Subscriptions aren’t really about payments. They’re about ongoing permission. Payment is simply the recurring signal we use to confirm that permission is still valid.
The question we keep getting wrong
Most systems reduce subscriptions to a simple check.
Has this user paid?
That works for one-off purchases. It starts to fall apart as soon as access, usage, or authority needs to persist over time.
What we actually care about isn’t whether a transaction happened. It’s whether a user is still allowed to do something.
Are they still allowed to access this API?
Are they still allowed to use this feature?
Are they still allowed to run this process or agent?
Payment answers when something happened. Authorization answers whether it should still be allowed.
Why “just use micropayments” doesn’t actually work
A common response to subscription problems is to suggest micropayments.
If every action costs a tiny amount, you don’t need subscriptions. You just charge continuously and let balances enforce limits.
In theory, it’s elegant. In practice, it breaks down quickly.
Most real businesses can’t operate on millions of tiny transactions. Accounting, reconciliation, refunds, revenue recognition, and audits all get harder as transaction counts explode. Even if the chain can handle it, the financial systems behind the business usually can’t.
There’s also a UX problem. Micropayments make costs harder to predict and harder to communicate. Subscriptions exist partly because people want to agree to terms upfront, not discover them line by line.
Micropayments solve throughput.
They don’t solve authorization.
Time is doing more work than we admit
Subscriptions exist across time. They represent a relationship that continues, expires, pauses, or ends. That relationship can’t be captured by a single transaction.
In practice, most systems handle time indirectly. They rely on background jobs, schedulers, or off-chain checks layered on top of payment state.
It works well enough, until correctness starts to matter.
Once access control or safety depends on something running at the right moment off-chain, the system is no longer enforcing its own rules. It’s assuming something else will.
Why this shows up outside “subscriptions”
This gap isn’t limited to billing.
You see it in API plans that gate usage.
In premium features that unlock after payment.
In automated systems that need to keep running without manual approval.
In agents that operate continuously and need limits they can’t cross.
In all of these cases, charging the user isn’t the hard part.
The hard part is answering a much simpler question, reliably and over time.
Is this user still authorized right now?
Payment as proof, not control
This is where the mental model shifts.
Payment shouldn’t be the thing that controls access. It should be the thing that proves authorization is still valid.
That distinction makes a difference.
It allows systems to grant permission with clear scope, define how long it lasts, and revoke it without freezing funds or breaking workflows. It also makes automation safer, because authority can be bounded instead of open-ended.
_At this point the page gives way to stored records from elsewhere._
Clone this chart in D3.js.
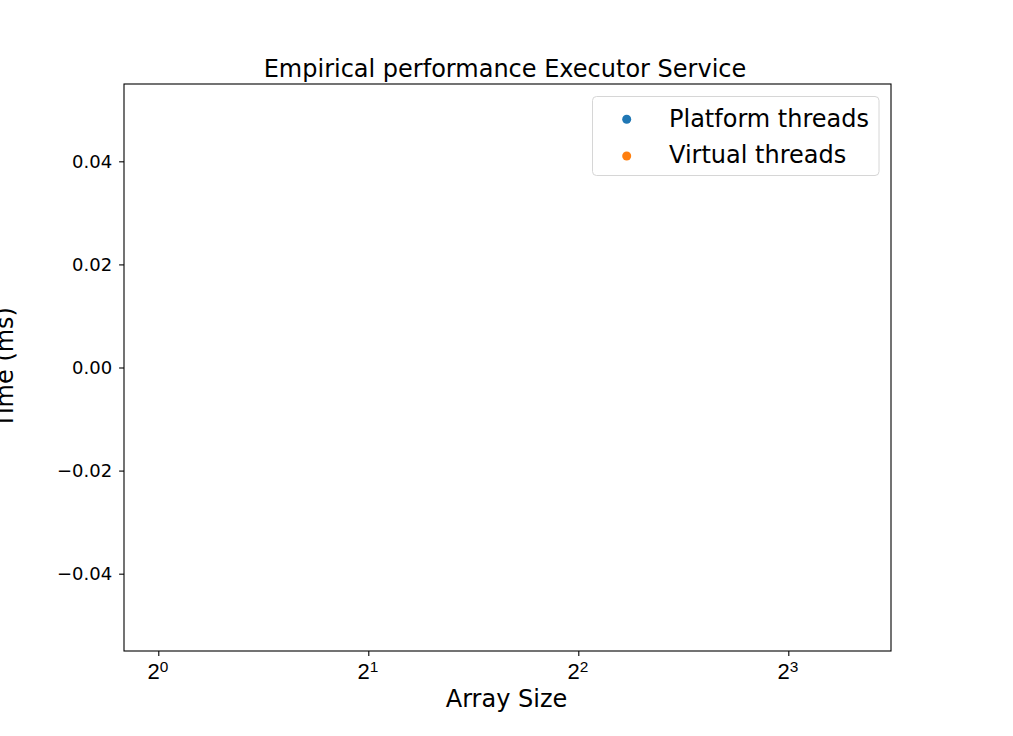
<!DOCTYPE html>
<html>
<head>
<meta charset="utf-8">
<script src="https://cdn.jsdelivr.net/npm/d3@7"></script>
<style>
  html, body { margin: 0; padding: 0; background: #fff; }
  svg { display: block; font-family: "DejaVu Sans", sans-serif; }
</style>
</head>
<body>
<svg id="chart" width="1013" height="736"></svg>
<script>
// ---- data (the reference chart contains no plotted points) ----
const arraySizes = [];
const platformTimes = [];
const virtualTimes = [];
const seriesNames = ["Platform threads", "Virtual threads"];
const seriesColors = ["#1f77b4", "#ff7f0e"];
const xTickExponents = [0, 1, 2, 3];
const yTickValues = [-0.04, -0.02, 0.00, 0.02, 0.04];
const xDomainExp = [-0.1633, 3.489];
const yDomain = [-0.055, 0.055];

const svg = d3.select("#chart");
const L = 124, R = 891, T = 84, B = 651;

const x = d3.scaleLog().base(2)
  .domain([Math.pow(2, xDomainExp[0]), Math.pow(2, xDomainExp[1])])
  .range([L, R]);
const y = d3.scaleLinear().domain(yDomain).range([B, T]);

// points (none in the reference)
const series = [platformTimes, virtualTimes];
series.forEach((vals, si) => {
  svg.append("g").selectAll("circle")
    .data(vals.map((v, i) => ({ x: arraySizes[i], y: v })))
    .join("circle")
    .attr("cx", d => x(d.x)).attr("cy", d => y(d.y))
    .attr("r", 4).attr("fill", seriesColors[si]);
});

// x axis
const xAxis = d3.axisBottom(x)
  .tickValues(xTickExponents.map(e => Math.pow(2, e)))
  .tickSize(4.9).tickPadding(4).tickFormat(() => "");
const gx = svg.append("g").attr("transform", `translate(0,${B})`).call(xAxis);
gx.select(".domain").remove();
gx.selectAll(".tick line").attr("stroke", "#000").attr("stroke-width", 1.1);
gx.selectAll(".tick").each(function(d) {
  const e = Math.round(Math.log2(d));
  const t = d3.select(this).append("text")
    .attr("x", -1).attr("y", 28).attr("fill", "#000").attr("text-anchor", "middle")
    .style("font-size", "22px");
  t.append("tspan").text("2");
  t.append("tspan").attr("dy", -7).style("font-size", "15.4px").text(String(e));
});

// y axis
const yAxis = d3.axisLeft(y).tickValues(yTickValues)
  .tickSize(4.9).tickPadding(7)
  .tickFormat(v => d3.format(".2f")(v).replace("-", "\u2212"));
const gy = svg.append("g").attr("transform", `translate(${L},0)`).call(yAxis);
gy.select(".domain").remove();
gy.selectAll(".tick line").attr("stroke", "#000").attr("stroke-width", 1.1);
gy.selectAll(".tick text").attr("fill", "#000").style("font-size", "18px")
  .attr("font-family", "DejaVu Sans");

// frame
svg.append("rect").attr("x", L).attr("y", T).attr("width", R - L).attr("height", B - T)
  .attr("fill", "none").attr("stroke", "#000").attr("stroke-width", 1.1);

// title & labels
svg.append("text").attr("x", 505).attr("y", 77).attr("text-anchor", "middle")
  .style("font-size", "24px").attr("fill", "#000").text("Empirical performance Executor Service");
svg.append("text").attr("x", 506.5).attr("y", 707).attr("text-anchor", "middle")
  .style("font-size", "24px").attr("fill", "#000").text("Array Size");
svg.append("text").attr("transform", `translate(12.5,${(T + B) / 2}) rotate(-90)`)
  .attr("text-anchor", "middle").style("font-size", "24px").attr("fill", "#000").text("Time (ms)");

// legend
const lg = svg.append("g");
lg.append("rect").attr("x", 592.5).attr("y", 96.5).attr("width", 286.5).attr("height", 79)
  .attr("rx", 4).attr("fill", "#fff").attr("fill-opacity", 0.8)
  .attr("stroke", "#d6d6d6").attr("stroke-width", 1);
seriesNames.forEach((name, i) => {
  const cy = 119.3 + i * 36.7;
  lg.append("circle").attr("cx", 626.7).attr("cy", cy).attr("r", 4.5).attr("fill", seriesColors[i]);
  lg.append("text").attr("x", 669).attr("y", cy + 7.3).style("font-size", "24px")
    .attr("fill", "#000").text(name);
});
</script>
</body>
</html>
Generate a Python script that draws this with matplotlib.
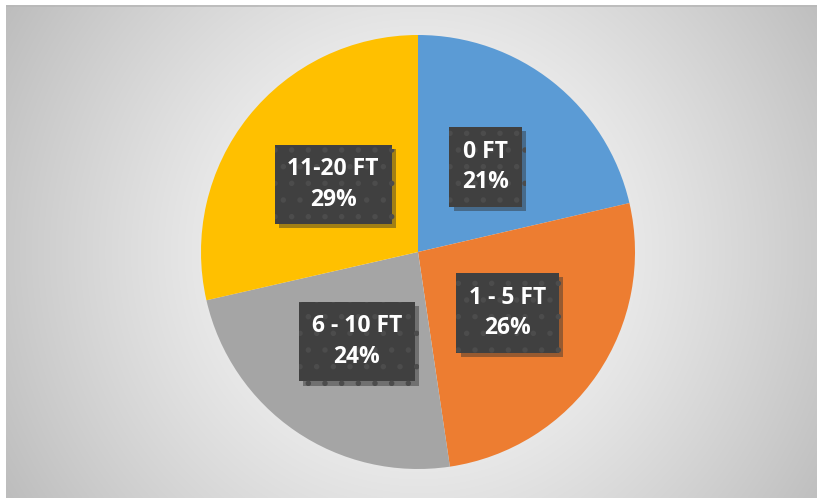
import numpy as np
import matplotlib
matplotlib.use("Agg")
import matplotlib.pyplot as plt
import matplotlib.patheffects as pe

# data
categories = ["0 FT", "1 - 5 FT", "6 - 10 FT", "11-20 FT"]
shares = [21.4, 26.3, 23.8, 28.6]
colors = ["#5b9bd5", "#ed7d31", "#a5a5a5", "#ffc000"]

W, H = 817, 498
fig = plt.figure(figsize=(W / 100, H / 100), dpi=100)
fig.patch.set_facecolor("white")

# radial gray background panel
bg = fig.add_axes([6 / W, 0, 1 - 6 / W, 1 - 5 / H])
bg.set_axis_off()
ny, nx = 493, 811
yy, xx = np.mgrid[0:ny, 0:nx]
cx, cy = 412, 247
r = np.hypot(xx - cx, yy - cy) / np.hypot(cx, cy)
g = 1.0 - 0.26 * np.clip(r, 0, 1.2) ** 1.3
bg.imshow(np.dstack([g, g, g]), aspect="auto", interpolation="bilinear")
bg.axhline(0.5, color="#b8b8b8", lw=1.2)

# pie, in pixel-like coordinates with y going up
ax = fig.add_axes([0, 0, 1, 1])
ax.set_axis_off()

wedges, texts, autotexts = ax.pie(
    shares, colors=colors, startangle=90, counterclock=False,
    center=(418, H - 252), radius=217, autopct="%.0f%%", pctdistance=0.5,
    wedgeprops=dict(linewidth=0), frame=True)
ax.set_xlim(0, W)
ax.set_ylim(0, H)
ax.set_aspect("equal")
ax.set_axis_off()

plt.rcParams["hatch.linewidth"] = 1.5
for cat, t in zip(categories, autotexts):
    t.set_text(f"{cat}\n{t.get_text()}")
    t.set_family(["Open Sans", "DejaVu Sans"])
    t.set_fontweight("bold")
    t.set_fontsize(16.5)
    t.set_color("white")
    t.set_linespacing(1.35)
    t.set_ha("center")
    t.set_va("center")
    t.set_bbox(dict(boxstyle="square,pad=0.55", facecolor="#404040",
                    edgecolor="#4c4c4c", linewidth=0, hatch="."))
    t.get_bbox_patch().set_path_effects([
        pe.SimplePatchShadow(offset=(3, -3), shadow_rgbFace="#303030", alpha=0.45),
        pe.Normal()])

fig.savefig("out.png", dpi=100)
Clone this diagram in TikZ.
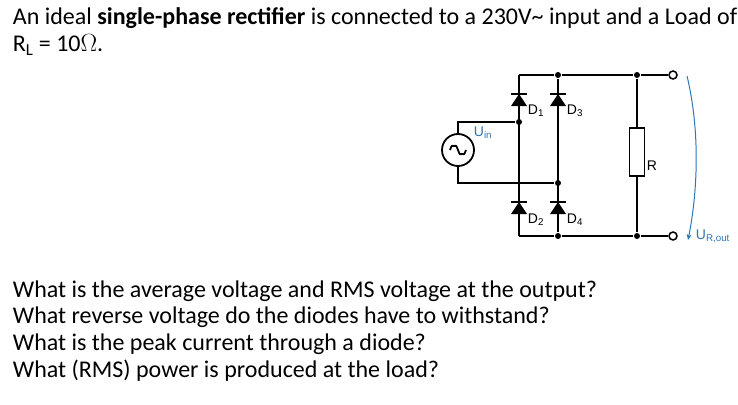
\documentclass[tikz,border=0pt]{standalone}
\usepackage{fontspec}
\setmainfont{Carlito}
\newfontfamily\cfont{Liberation Sans}
\usetikzlibrary{arrows.meta}
\definecolor{ublue}{RGB}{46,117,182}
\begin{document}
\begin{tikzpicture}[x=1pt,y=-1pt,line width=1.8pt,
  dot/.style={circle,fill,inner sep=0pt,minimum size=6pt},
  term/.style={circle,draw,fill=white,inner sep=0pt,minimum size=8pt,line width=1.5pt},
  txt/.style={anchor=west,inner sep=0pt,font=\fontsize{24}{28}\selectfont},
  lab/.style={font=\cfont\fontsize{14}{16}\selectfont,inner sep=0pt,anchor=north west}]
\useasboundingbox (0,0) rectangle (738,404);
\node[txt] (t1) at (12,18) {An ideal \textbf{single-phase rectifier} is connected to a 230V\char`~\ input and a Load of};
\node[txt] (t2) at (12,45) {R\textsubscript{L} = 10$\Omega$.};
\node[txt] (q1) at (12,291) {What is the average voltage and RMS voltage at the output?};
\node[txt] (q2) at (12,317) {What reverse voltage do the diodes have to withstand?};
\node[txt] (q3) at (12,344) {What is the peak current through a diode?};
\node[txt] (q4) at (12,371) {What (RMS) power is produced at the load?};
% nodes
\coordinate (tl) at (519,75); \node[dot] (tm) at (558,75) {}; \node[dot] (tr) at (637,75) {}; \node[term] (to) at (673,75) {};
\coordinate (bl) at (519,236); \node[dot] (bm) at (558,236) {}; \node[dot] (br) at (637,236) {}; \node[term] (bo) at (673,236) {};
\node[dot] (a) at (519,122) {}; \node[dot] (b) at (558,183) {};
\node[circle,draw,minimum size=32pt,inner sep=0pt] (src) at (458,150) {};
\draw (src.center)++(-8,0) .. controls +(2,-6) and +(-1.5,0) .. +(4,-4) .. controls +(1.5,0) and +(-2,-6) .. +(8,0)
   .. controls +(2,6) and +(-1.5,0) .. +(12,4) .. controls +(1.5,0) and +(-2,6) .. +(16,0);
\draw (src.north) |- (a); \draw (src.south) |- (b);
\draw (tl) -- (bl); \draw (tm) -- (bm);
\draw (tl) -- (tm) -- (tr) -- (to); \draw (bl) -- (bm) -- (br) -- (bo);
\node[draw,fill=white,minimum width=15pt,minimum height=48pt,inner sep=0pt] (R) at (637,152) {};
\draw (tr) -- (R.north); \draw (R.south) -- (br);
% diodes (pointing up)
\foreach \x/\y in {519/99,558/99,519/207,558/207}{
  \fill (\x-8,\y+7) -- (\x+8,\y+7) -- (\x,\y-5) -- cycle;
  \draw (\x-8,\y-5) -- (\x+8,\y-5);
}
\node[lab] (d1) at (527,104) {D\textsubscript{1}};
\node[lab] (d3) at (566,104) {D\textsubscript{3}};
\node[lab] (d2) at (527,213) {D\textsubscript{2}};
\node[lab] (d4) at (566,213) {D\textsubscript{4}};
\node[lab] (rl) at (646,160) {R};
\node[lab,text=ublue] (uin) at (473,126) {U\textsubscript{in}};
\node[lab,text=ublue,anchor=west] (uo) at (695,236) {U\textsubscript{R,out}};
\coordinate (s) at (687,76); \coordinate (e) at (688,240);
\draw[ublue,line width=1pt,-{Stealth[length=6pt,width=5pt]}] (s) .. controls (700,130) and (698,190) .. (e);
\end{tikzpicture}
\end{document}
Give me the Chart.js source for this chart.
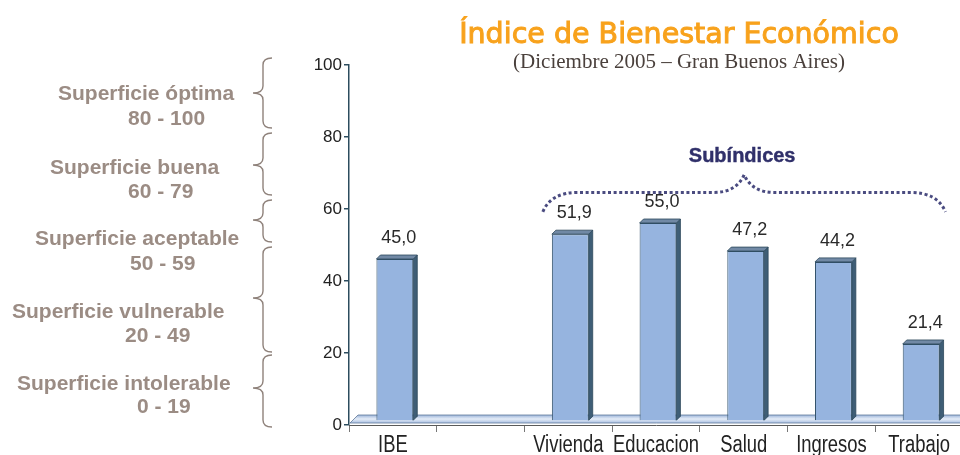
<!DOCTYPE html>
<html>
<head>
<meta charset="utf-8">
<script src="https://cdn.jsdelivr.net/npm/chart.js@4.4.1/dist/chart.umd.min.js"></script>
<style>
html,body{margin:0;padding:0;background:#fff;overflow:hidden;width:960px;height:455px;}
#wrap{position:relative;width:960px;height:455px;overflow:hidden;}
canvas{display:block;}
</style>
</head>
<body>
<div id="wrap"><canvas id="c" width="970" height="455" style="width:970px;height:455px"></canvas></div>
<script>
// ---- data ----
const categories = ['IBE', '', 'Vivienda', 'Educacion', 'Salud', 'Ingresos', 'Trabajo'];
const values = [45.0, null, 51.9, 55.0, 47.2, 44.2, 21.4];
const yTicks = [0, 20, 40, 60, 80, 100];
const titleText = 'Índice de Bienestar Económico';
const subtitleText = '(Diciembre 2005 – Gran Buenos Aires)';
const groupLabel = 'Subíndices';
const bandNames = ['Superficie óptima', 'Superficie buena', 'Superficie aceptable', 'Superficie vulnerable', 'Superficie intolerable'];
const bandRanges = ['80 - 100', '60 - 79', '50 - 59', '20 - 49', '0 - 19'];

// ---- decoration layout (pixels) ----
const bandLayout = [
  {x1: 58, y1: 100, x2: 128, y2: 125, top: 58, tip: 93, bot: 128},
  {x1: 50, y1: 174, x2: 128, y2: 198, top: 133, tip: 165, bot: 195},
  {x1: 35, y1: 245, x2: 130, y2: 270, top: 200, tip: 220, bot: 242},
  {x1: 12, y1: 318, x2: 125, y2: 342, top: 247, tip: 298, bot: 352},
  {x1: 17, y1: 390, x2: 137, y2: 413, top: 355, tip: 388, bot: 427}
];
const SHIFT_X = 2, SHIFT_Y = -4, DEPTH = 4;

function fmt(v){ return v.toFixed(1).replace('.', ','); }

function brace(ctx, xb, top, tip, bot){
  const xr = xb + 9, xt = xb - 10, r = 7;
  ctx.beginPath();
  ctx.moveTo(xr, top);
  ctx.quadraticCurveTo(xb, top, xb, top + r);
  ctx.lineTo(xb, tip - r);
  ctx.quadraticCurveTo(xb, tip, xt, tip);
  ctx.quadraticCurveTo(xb, tip, xb, tip + r);
  ctx.lineTo(xb, bot - r);
  ctx.quadraticCurveTo(xb, bot, xr, bot);
  ctx.stroke();
}

const deco = {
  id: 'deco',
  beforeDatasetsDraw(chart){
    const ctx = chart.ctx, a = chart.chartArea, y0 = chart.scales.y.getPixelForValue(0);
    ctx.save();
    // 3D floor
    const ft = y0 - 10, fb = y0 - 2;
    const g = ctx.createLinearGradient(0, ft, 0, fb);
    g.addColorStop(0, '#9db5da');
    g.addColorStop(0.5, '#e4ecf7');
    g.addColorStop(1, '#aac0e2');
    ctx.beginPath();
    ctx.moveTo(a.left + 1, fb);
    ctx.lineTo(a.left + 9, ft);
    ctx.lineTo(a.right, ft);
    ctx.lineTo(a.right, fb);
    ctx.closePath();
    ctx.fillStyle = g; ctx.fill();
    ctx.strokeStyle = '#5f7899'; ctx.lineWidth = 0.8; ctx.stroke();
    ctx.translate(SHIFT_X, SHIFT_Y);
  },
  afterDatasetsDraw(chart){
    const ctx = chart.ctx;
    ctx.restore();
    const meta = chart.getDatasetMeta(0);
    const ys = chart.scales.y;
    ctx.save();
    meta.data.forEach((bar, i) => {
      const v = values[i];
      if (v === null || v === undefined) return;
      const p = bar.getProps(['x','y','base','width'], true);
      const l = p.x - p.width/2 + SHIFT_X, r = p.x + p.width/2 + SHIFT_X;
      const t = p.y + SHIFT_Y, b = p.base + SHIFT_Y;
      // side
      ctx.beginPath();
      ctx.moveTo(r, t); ctx.lineTo(r + DEPTH, t - DEPTH); ctx.lineTo(r + DEPTH, b - DEPTH); ctx.lineTo(r, b); ctx.closePath();
      ctx.fillStyle = '#3f5e76'; ctx.fill();
      ctx.strokeStyle = '#2c475b'; ctx.lineWidth = 0.8; ctx.stroke();
      // top
      ctx.beginPath();
      ctx.moveTo(l, t); ctx.lineTo(l + DEPTH, t - DEPTH); ctx.lineTo(r + DEPTH, t - DEPTH); ctx.lineTo(r, t); ctx.closePath();
      ctx.fillStyle = '#7189a5'; ctx.fill(); ctx.stroke();
      // value label
      ctx.fillStyle = '#2a2a2a';
      ctx.font = '18px "Liberation Sans", Arial, sans-serif';
      ctx.textAlign = 'center'; ctx.textBaseline = 'middle';
      ctx.fillText(fmt(v), p.x + SHIFT_X + 4, ys.getPixelForValue(v) - 25);
    });
    ctx.restore();
  },
  afterDraw(chart){
    const ctx = chart.ctx, xs = chart.scales.x, ys = chart.scales.y;
    ctx.save();
    // category labels (condensed)
    ctx.font = '23px "Liberation Sans", Arial, sans-serif';
    ctx.fillStyle = '#222'; ctx.textAlign = 'center'; ctx.textBaseline = 'alphabetic';
    categories.forEach((c, i) => {
      if (!c) return;
      ctx.save();
      ctx.translate(xs.getPixelForValue(i), 452);
      ctx.scale(0.8, 1);
      ctx.fillText(c, 0, 0);
      ctx.restore();
    });
    // title
    ctx.textAlign = 'center'; ctx.textBaseline = 'alphabetic';
    ctx.font = '28.5px "DejaVu Sans", sans-serif';
    ctx.fillStyle = '#f8a21c'; ctx.strokeStyle = '#f8a21c'; ctx.lineWidth = 1;
    ctx.fillText(titleText, 679, 43);
    ctx.strokeText(titleText, 679, 43);
    ctx.font = '21px "Liberation Serif", "Times New Roman", serif';
    ctx.fillStyle = '#4a403c';
    ctx.fillText(subtitleText, 679, 68);

    // left bands
    ctx.textAlign = 'left';
    ctx.font = 'bold 21px "Liberation Sans", Arial, sans-serif';
    ctx.fillStyle = '#9b8c84';
    bandLayout.forEach((b, i) => {
      ctx.fillText(bandNames[i], b.x1, b.y1);
      ctx.fillText(bandRanges[i], b.x2, b.y2);
    });
    ctx.strokeStyle = '#8f827b'; ctx.lineWidth = 1.4;
    bandLayout.forEach(b => brace(ctx, 263, b.top, b.tip, b.bot));

    // subindices brace (dotted)
    const cw = xs.getPixelForValue(1) - xs.getPixelForValue(0);
    const L = xs.getPixelForValue(2) - 0.29*cw, R = xs.getPixelForValue(6) + 0.30*cw;
    const M = (L + R) / 2;
    const yEnd = ys.getPixelForValue(59.2), yMid = ys.getPixelForValue(64.6), yPeak = ys.getPixelForValue(69.5);
    ctx.strokeStyle = '#4a4b80'; ctx.lineWidth = 3; ctx.setLineDash([3, 2.6]);
    ctx.beginPath();
    ctx.moveTo(L, yEnd);
    ctx.quadraticCurveTo(L + 8, yMid, L + 35, yMid);
    ctx.lineTo(M - 30, yMid);
    ctx.quadraticCurveTo(M - 8, yMid, M, yPeak);
    ctx.quadraticCurveTo(M + 8, yMid, M + 30, yMid);
    ctx.lineTo(R - 35, yMid);
    ctx.quadraticCurveTo(R - 8, yMid, R, yEnd);
    ctx.stroke();
    ctx.setLineDash([]);
    ctx.font = 'bold 20px "Liberation Sans", Arial, sans-serif';
    ctx.fillStyle = '#30306a'; ctx.strokeStyle = '#30306a'; ctx.lineWidth = 0.4; ctx.textAlign = 'center';
    ctx.fillText(groupLabel, M - 2, ys.getPixelForValue(75) + 7);
    ctx.strokeText(groupLabel, M - 2, ys.getPixelForValue(75) + 7);
    ctx.restore();
  }
};

new Chart(document.getElementById('c'), {
  type: 'bar',
  data: {
    labels: categories,
    datasets: [{
      data: values,
      backgroundColor: '#96b4df',
      borderColor: '#33526a',
      borderWidth: 1,
      barPercentage: 0.42,
      categoryPercentage: 1.0
    }]
  },
  options: {
    responsive: false,
    devicePixelRatio: 1,
    animation: false,
    layout: {padding: {left: 0, right: 7, top: 65, bottom: 0}},
    plugins: {legend: {display: false}, tooltip: {enabled: false}, title: {display: false}},
    scales: {
      x: {
        offset: true,
        grid: {offset: true, drawOnChartArea: false, drawTicks: true, tickLength: 7, color: '#777'},
        border: {color: '#5a5a5a', width: 1},
        ticks: {color: 'rgba(0,0,0,0)', font: {family: '"Liberation Sans", Arial', size: 12}, padding: 2, maxRotation: 0, autoSkip: false},
        afterFit(s){ s.height = 30; }
      },
      y: {
        min: 0, max: 100,
        afterBuildTicks(s){ s.ticks = yTicks.map(v => ({value: v})); },
        grid: {drawOnChartArea: false, drawTicks: true, tickLength: 5, color: '#2c4c5e', lineWidth: 1.5},
        border: {color: '#2c4c5e', width: 1.5},
        ticks: {color: '#222', font: {family: '"Liberation Sans", Arial', size: 17}, padding: 2},
        afterFit(s){ s.width = 349; }
      }
    }
  },
  plugins: [deco]
});
</script>
</body>
</html>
When subscriptions are modeled as authorization first, payments fit naturally. When they’re modeled as payments only, authorization ends up fragile and bolted on.
Why this matters now
For a long time, this wasn’t easy to do.
Automation usually meant custody.
Non-custodial systems meant constant signatures.
Unlimited approvals traded safety for convenience.
Those constraints shaped the tools we’re used to. They don’t have to shape what comes next.
As systems become more autonomous and more long-lived, time-bound authorization stops being an abstraction and starts being a requirement.
Where this leads
The future of subscriptions probably doesn’t look like better invoices or faster retries.
It looks like systems that can express who is allowed to do what, under what limits, and for how long. And enforce that directly, without leaning on background assumptions.
That’s the direction we’re starting from.